Segmenting the Mind
In a previous article ("On Being Turned On"), I showed how a person's mind can get 'flipped' into another mode and referred to it as being turned on. When people are in a particular state they are often unable to see the situation in its real perspective. I also pointed out ("The Information Age") that the mind can get stuck in a groove. This is a related phenomenon and causes the same lack of perspective.
For example, the person susceptible to road rage who gets cut up at a road junction simply wants to antagonise the driver responsible and doesn't see them as a human being who can make mistakes. The teenage boy who fantasises about having sex with the woman walking in front of him doesn't see her as a human being with her own views, likes and dislikes. The scientist dissecting a flower doesn't see its beauty.

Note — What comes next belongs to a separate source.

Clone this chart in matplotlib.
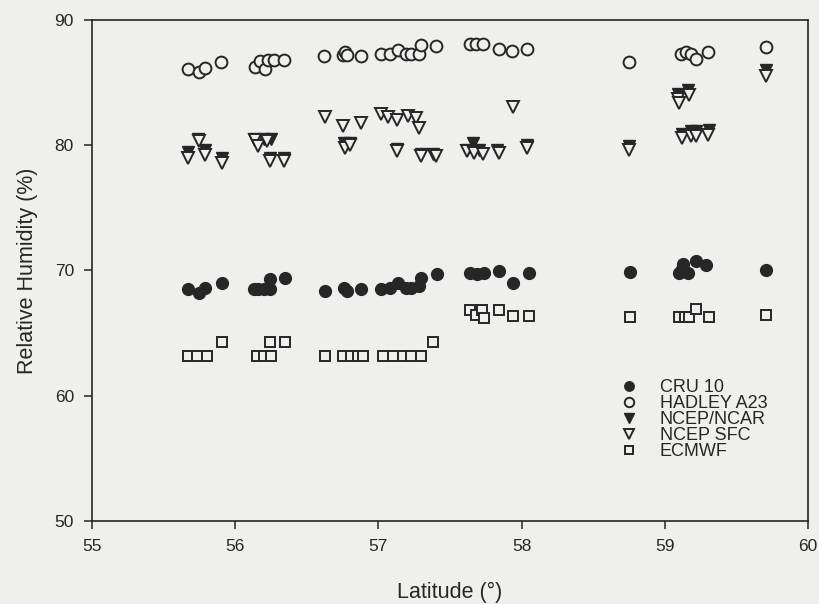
import matplotlib
matplotlib.use('Agg')
import matplotlib.pyplot as plt

# ===== DANE =====
cru_lat = [55.67, 55.75, 55.79, 55.91, 56.13, 56.16, 56.20, 56.24, 56.24, 56.35,
           56.63, 56.76, 56.78, 56.88, 57.02, 57.08, 57.14, 57.19, 57.23, 57.28,
           57.30, 57.41, 57.64, 57.69, 57.74, 57.84, 57.94, 58.05, 58.76,
           59.10, 59.12, 59.13, 59.16, 59.22, 59.29, 59.71]
cru_rh = [68.55, 68.2, 68.6, 69.0, 68.5, 68.5, 68.5, 69.3, 68.5, 69.35,
          68.35, 68.6, 68.35, 68.5, 68.55, 68.6, 69.0, 68.6, 68.6, 68.75,
          69.4, 69.7, 69.8, 69.7, 69.8, 69.95, 69.0, 69.8, 69.9,
          69.8, 70.1, 70.5, 69.8, 70.75, 70.4, 70.05]

had_lat = [55.67, 55.75, 55.79, 55.90, 56.14, 56.17, 56.21, 56.23, 56.27, 56.34,
           56.62, 56.75, 56.77, 56.78, 56.88, 57.02, 57.08, 57.14, 57.19, 57.23,
           57.28, 57.30, 57.40, 57.64, 57.68, 57.73, 57.84, 57.93, 58.04, 58.75,
           59.11, 59.15, 59.18, 59.22, 59.30, 59.71]
had_rh = [86.05, 85.8, 86.15, 86.6, 86.2, 86.7, 86.1, 86.8, 86.8, 86.8,
          87.1, 87.2, 87.4, 87.2, 87.1, 87.25, 87.3, 87.6, 87.3, 87.3,
          87.3, 88.0, 87.9, 88.1, 88.1, 88.1, 87.65, 87.5, 87.7, 86.6,
          87.3, 87.4, 87.3, 86.9, 87.45, 87.85]

ncar_lat = [55.67, 55.74, 55.79, 55.91, 56.13, 56.20, 56.25, 56.24, 56.34,
            56.76, 56.80, 57.13, 57.30, 57.38, 57.66, 57.62, 57.70, 57.83,
            58.04, 58.75, 59.09, 59.16, 59.12, 59.18, 59.22, 59.31, 59.71]
ncar_rh = [79.45, 80.5, 79.6, 78.95, 80.45, 80.45, 80.45, 78.95, 78.95,
           80.2, 80.2, 79.7, 79.3, 79.3, 80.2, 79.6, 79.6, 79.6,
           80.0, 79.9, 84.1, 84.4, 80.9, 81.1, 81.1, 81.2, 86.0]

sfc_lat = [55.67, 55.75, 55.79, 55.91, 56.14, 56.16, 56.22, 56.24, 56.34,
           56.63, 56.75, 56.88, 56.77, 56.80, 57.02, 57.07, 57.13, 57.21,
           57.26, 57.28, 57.13, 57.30, 57.40, 57.94, 57.62, 57.67, 57.73,
           57.84, 58.04, 58.75, 59.09, 59.10, 59.17, 59.12, 59.18, 59.22,
           59.30, 59.71]
sfc_rh = [78.95, 80.3, 79.2, 78.6, 80.4, 79.9, 80.3, 78.7, 78.7,
          82.2, 81.5, 81.75, 79.8, 80.0, 82.5, 82.2, 82.0, 82.3,
          82.15, 81.35, 79.5, 79.1, 79.1, 83.0, 79.5, 79.4, 79.3,
          79.4, 79.8, 79.6, 83.7, 83.35, 84.0, 80.55, 80.7, 80.75,
          80.8, 85.5]

ecm_lat = [55.67, 55.73, 55.80, 55.91, 56.15, 56.20, 56.25, 56.24, 56.35,
           56.63, 56.75, 56.81, 56.86, 56.89, 57.03, 57.10, 57.17, 57.23,
           57.30, 57.38, 57.64, 57.68, 57.72, 57.74, 57.84, 57.94, 58.05,
           58.76, 59.10, 59.14, 59.17, 59.22, 59.31, 59.71]
ecm_rh = [63.15, 63.15, 63.15, 64.25, 63.15, 63.15, 63.15, 64.25, 64.25,
          63.15, 63.15, 63.15, 63.15, 63.15, 63.15, 63.15, 63.15, 63.15,
          63.15, 64.25, 66.8, 66.4, 66.8, 66.2, 66.8, 66.35, 66.35,
          66.3, 66.3, 66.3, 66.3, 66.9, 66.3, 66.4]

x_ticks = [55, 56, 57, 58, 59, 60]
y_ticks = [50, 60, 70, 80, 90]

# ===== STYL =====
BG = '#efefed'
INK = '#262626'
plt.rcParams['font.family'] = ['Liberation Sans', 'DejaVu Sans']

fig = plt.figure(figsize=(8.2, 6.04), dpi=100, facecolor=BG)
ax = fig.add_axes([0.1122, 0.1374, 0.8732, 0.83], facecolor=BG)

ax.plot(cru_lat, cru_rh, 'o', ms=8.5, mfc=INK, mec=INK, mew=1, label='CRU 10')
ax.plot(had_lat, had_rh, 'o', ms=8.5, mfc=BG, mec=INK, mew=1.4, label='HADLEY A23')
ax.plot(ncar_lat, ncar_rh, 'v', ms=8.5, mfc=INK, mec=INK, mew=1, label='NCEP/NCAR')
ax.plot(sfc_lat, sfc_rh, 'v', ms=8.5, mfc=BG, mec=INK, mew=1.4, label='NCEP SFC')
ax.plot(ecm_lat, ecm_rh, 's', ms=7, mfc=BG, mec=INK, mew=1.4, label='ECMWF')

ax.set_xlim(55, 60)
ax.set_ylim(50, 90)
ax.set_xticks(x_ticks)
ax.set_yticks(y_ticks)
ax.tick_params(direction='out', length=6, width=1.1, colors=INK, labelsize=12.5, pad=7)
for s in ax.spines.values():
    s.set_color(INK)
    s.set_linewidth(1.2)

ax.set_xlabel('Latitude (°)', fontsize=15.5, color=INK, labelpad=20)
ax.set_ylabel('Relative Humidity (%)', fontsize=15.5, color=INK, labelpad=12)

leg = ax.legend(loc='upper left', bbox_to_anchor=(0.725, 0.298), frameon=False,
                fontsize=13, markerscale=0.8, handlelength=1.2, handletextpad=1.1,
                labelspacing=-0.05, borderaxespad=0)
for t in leg.get_texts():
    t.set_color(INK)

plt.savefig('out.png', dpi=100, facecolor=BG)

There's a story of a powerful Sultan who asked his advisers for something that would help to stabilise his moods. Something that would bring him up when he was down, and make him contemplative when he was up. His advisers went away and finally came back with a ring. On it was an inscription: "This, too, will pass".

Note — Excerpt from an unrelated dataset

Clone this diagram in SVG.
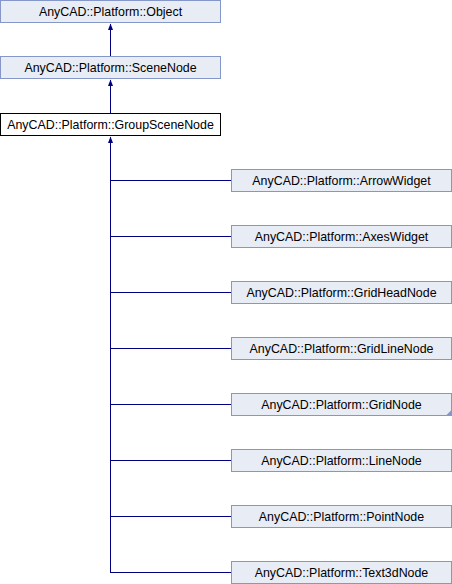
<svg xmlns="http://www.w3.org/2000/svg" width="452" height="584" viewBox="0 0 452 584">
<defs>
<style>
.n rect{fill:#E8ECF5;stroke:#8497C8;stroke-width:1}
.cur rect{fill:#FFFFFF;stroke:#000000;stroke-width:1}
text{font-family:"Liberation Sans",Arial,sans-serif;font-size:12.4px;fill:#000;text-anchor:middle}
.c line{stroke:#000080;stroke-width:1}
.c polygon{fill:#000080;stroke:none}
.corner{fill:#8497C8}
</style>
</defs>
<rect width="452" height="584" fill="#FFFFFF"/>
<g class="c" id="connectors">
<line x1="110.5" y1="56" x2="110.5" y2="24"/>
<polygon points="110.5,23.5 108,30 113,30"/>
<line x1="110.5" y1="113" x2="110.5" y2="80"/>
<polygon points="110.5,79.5 108,86 113,86"/>
<line x1="110.5" y1="572.5" x2="110.5" y2="137"/>
<polygon points="110.5,136.5 108,143 113,143"/>
<line x1="110" y1="180.5" x2="231" y2="180.5"/>
<line x1="110" y1="236.5" x2="231" y2="236.5"/>
<line x1="110" y1="292.5" x2="231" y2="292.5"/>
<line x1="110" y1="348.5" x2="231" y2="348.5"/>
<line x1="110" y1="404.5" x2="231" y2="404.5"/>
<line x1="110" y1="460.5" x2="231" y2="460.5"/>
<line x1="110" y1="516.5" x2="231" y2="516.5"/>
<line x1="110" y1="572.5" x2="231" y2="572.5"/>
</g>
<g class="n" id="node-Object"><rect x="0.5" y="0.5" width="220" height="22"/><text x="110.5" y="16">AnyCAD::Platform::Object</text></g>
<g class="n" id="node-SceneNode"><rect x="0.5" y="56.5" width="220" height="22"/><text x="110.5" y="72">AnyCAD::Platform::SceneNode</text></g>
<g class="cur" id="node-GroupSceneNode"><rect x="0.5" y="113.5" width="220" height="22"/><text x="110.5" y="129">AnyCAD::Platform::GroupSceneNode</text></g>
<g class="n" id="node-ArrowWidget"><rect x="231.5" y="169.5" width="220" height="22"/><text x="341.5" y="185">AnyCAD::Platform::ArrowWidget</text></g>
<g class="n" id="node-AxesWidget"><rect x="231.5" y="225.5" width="220" height="22"/><text x="341.5" y="241">AnyCAD::Platform::AxesWidget</text></g>
<g class="n" id="node-GridHeadNode"><rect x="231.5" y="281.5" width="220" height="22"/><text x="341.5" y="297">AnyCAD::Platform::GridHeadNode</text></g>
<g class="n" id="node-GridLineNode"><rect x="231.5" y="337.5" width="220" height="22"/><text x="341.5" y="353">AnyCAD::Platform::GridLineNode</text></g>
<g class="n" id="node-GridNode"><rect x="231.5" y="393.5" width="220" height="22"/><text x="341.5" y="409">AnyCAD::Platform::GridNode</text><polygon class="corner" points="451.5,410 451.5,415.5 446,415.5"/></g>
<g class="n" id="node-LineNode"><rect x="231.5" y="449.5" width="220" height="22"/><text x="341.5" y="465">AnyCAD::Platform::LineNode</text></g>
<g class="n" id="node-PointNode"><rect x="231.5" y="505.5" width="220" height="22"/><text x="341.5" y="521">AnyCAD::Platform::PointNode</text></g>
<g class="n" id="node-Text3dNode"><rect x="231.5" y="561.5" width="220" height="22"/><text x="341.5" y="577">AnyCAD::Platform::Text3dNode</text></g>
</svg>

It's important to keep things in perspective. Imagine this scenario:
A woman comes back from a hard day at work. She walks in through the front door with her bags of shopping and the place is a shambles. Her three kids have been home all day and have left their things all over the place. She's exhausted and as she puts her shopping down in the kitchen she is contemplating another hour or two of work cooking and cleaning. Her teenage son walks in.
"When's dinner ready mum?" he asks.
It's the last straw. She shouts at him that he's a lazy bum and he ought to help clean the place up; and she's been working all day and has better things to do then clean up after him; and no one else has to put up with what she does and he's a lazy good-for-nothing.
The son gets angry and storms out of the house. The doorbell rings. She goes to the door and sees a small crowd in the street. There's a car, its engine running. She runs out, dreading the worst. In front of the car there's something. A body. It's at a strange angle but she recognises the clothes. There's only one thought going through her mind: if he dies the last thing she would have said to him is that he was a lazy good-for-nothing.